Gemini Newsgroup RFD
Jonathan McHugh
indieterminacy at libre.brussels
Tue Oct 5 08:00:12 BST 2021
How many people knew where the '#' key was prior to Twitter?
How many people knew where the '`' key was prior to Gemini?
When your grandparents can find '`' on the keyboard Gemini has mainstreamed - Perhaps they^1 can serve as a tripwire to eject the protocol from the group^2?
^1 Only your grandparents' cognition, nobody elses elders
^2 textual diambiguation wise, group is perhaps a little ambiguous, I had to cross reference again a hash of unknown societies before determining it was (indeed) the RFD Usenet group
====================
Jonathan McHugh
indieterminacy at libre.brussels
October 5, 2021 5:27 AM, "Nathan Galt" <mailinglists at ngalt.com> wrote:
>> On Oct 3, 2021, at 10:09 PM, Plain Text <text at sdfeu.org> wrote:
>>
>> On Sun, 03 Oct 2021 11:54:39 +0100, Oliver Simmons wrote:
>>
>>> On Sun, 3 Oct 2021 at 00:16, Plain Text <text at sdfeu.org> wrote:
>>
>> merged group for c.i.gopher and c.i.gemini – but lacking a … name
>>> "Small-web" or "small-net" are sometimes used, most often to describe a
>>> combination browser for these protocols.

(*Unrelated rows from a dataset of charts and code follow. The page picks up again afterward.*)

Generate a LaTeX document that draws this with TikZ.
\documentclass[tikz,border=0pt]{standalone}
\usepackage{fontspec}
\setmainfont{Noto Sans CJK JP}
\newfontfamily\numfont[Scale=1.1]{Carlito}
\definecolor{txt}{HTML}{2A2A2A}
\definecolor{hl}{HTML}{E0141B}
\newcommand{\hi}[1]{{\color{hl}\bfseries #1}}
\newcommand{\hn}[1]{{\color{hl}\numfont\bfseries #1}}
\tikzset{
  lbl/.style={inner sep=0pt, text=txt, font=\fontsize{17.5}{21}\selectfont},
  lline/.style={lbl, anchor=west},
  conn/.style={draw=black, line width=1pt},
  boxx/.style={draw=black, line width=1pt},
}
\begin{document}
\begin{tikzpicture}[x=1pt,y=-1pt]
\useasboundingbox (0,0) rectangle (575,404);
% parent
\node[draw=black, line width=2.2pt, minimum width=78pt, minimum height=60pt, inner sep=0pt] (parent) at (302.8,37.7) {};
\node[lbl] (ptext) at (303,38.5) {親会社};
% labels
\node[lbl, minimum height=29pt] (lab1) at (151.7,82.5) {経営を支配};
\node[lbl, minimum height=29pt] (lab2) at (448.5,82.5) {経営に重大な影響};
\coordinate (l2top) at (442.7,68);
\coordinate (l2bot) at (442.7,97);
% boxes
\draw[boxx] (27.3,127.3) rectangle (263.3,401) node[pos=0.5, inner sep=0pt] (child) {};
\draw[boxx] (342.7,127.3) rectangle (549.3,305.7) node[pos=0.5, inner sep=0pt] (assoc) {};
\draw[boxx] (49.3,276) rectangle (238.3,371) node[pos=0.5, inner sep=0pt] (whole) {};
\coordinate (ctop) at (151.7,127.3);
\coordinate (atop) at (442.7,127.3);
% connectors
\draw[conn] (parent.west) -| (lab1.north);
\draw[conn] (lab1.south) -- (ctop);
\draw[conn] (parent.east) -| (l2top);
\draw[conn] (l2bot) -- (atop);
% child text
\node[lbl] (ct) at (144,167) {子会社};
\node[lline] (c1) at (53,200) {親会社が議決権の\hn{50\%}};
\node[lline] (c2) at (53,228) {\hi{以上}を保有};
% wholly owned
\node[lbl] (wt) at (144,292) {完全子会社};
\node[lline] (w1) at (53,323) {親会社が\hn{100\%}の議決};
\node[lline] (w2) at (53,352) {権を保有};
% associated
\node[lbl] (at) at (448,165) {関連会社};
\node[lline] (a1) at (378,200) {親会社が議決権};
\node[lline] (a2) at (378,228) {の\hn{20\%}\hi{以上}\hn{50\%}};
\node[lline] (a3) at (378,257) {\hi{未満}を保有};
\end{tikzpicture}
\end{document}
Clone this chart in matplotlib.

>>> There's quite a bit of overlap between the communities.
>>
>> Thanks, so true! And so I began to write an RFD document for "Small Scale
>> Hypertext Information Systems" in the same pad (carbon copy below):
>> https://pads.ccc.de/comp-infosystems-gemini-rfd
>>
>> Please, anybody feel free to edit along and/or give other input, also on
>> the name and the byline, and the whole endeavour, of course, as I do not
>> want to diminish the efforts already put into the first RFD process.
>
> This might be a fantastically premature question, but:
>
> Twitter was once a small Ruby on Rails app. Since “small” is a functional definition, does a
> protocol get booted out of the group if it becomes too popular?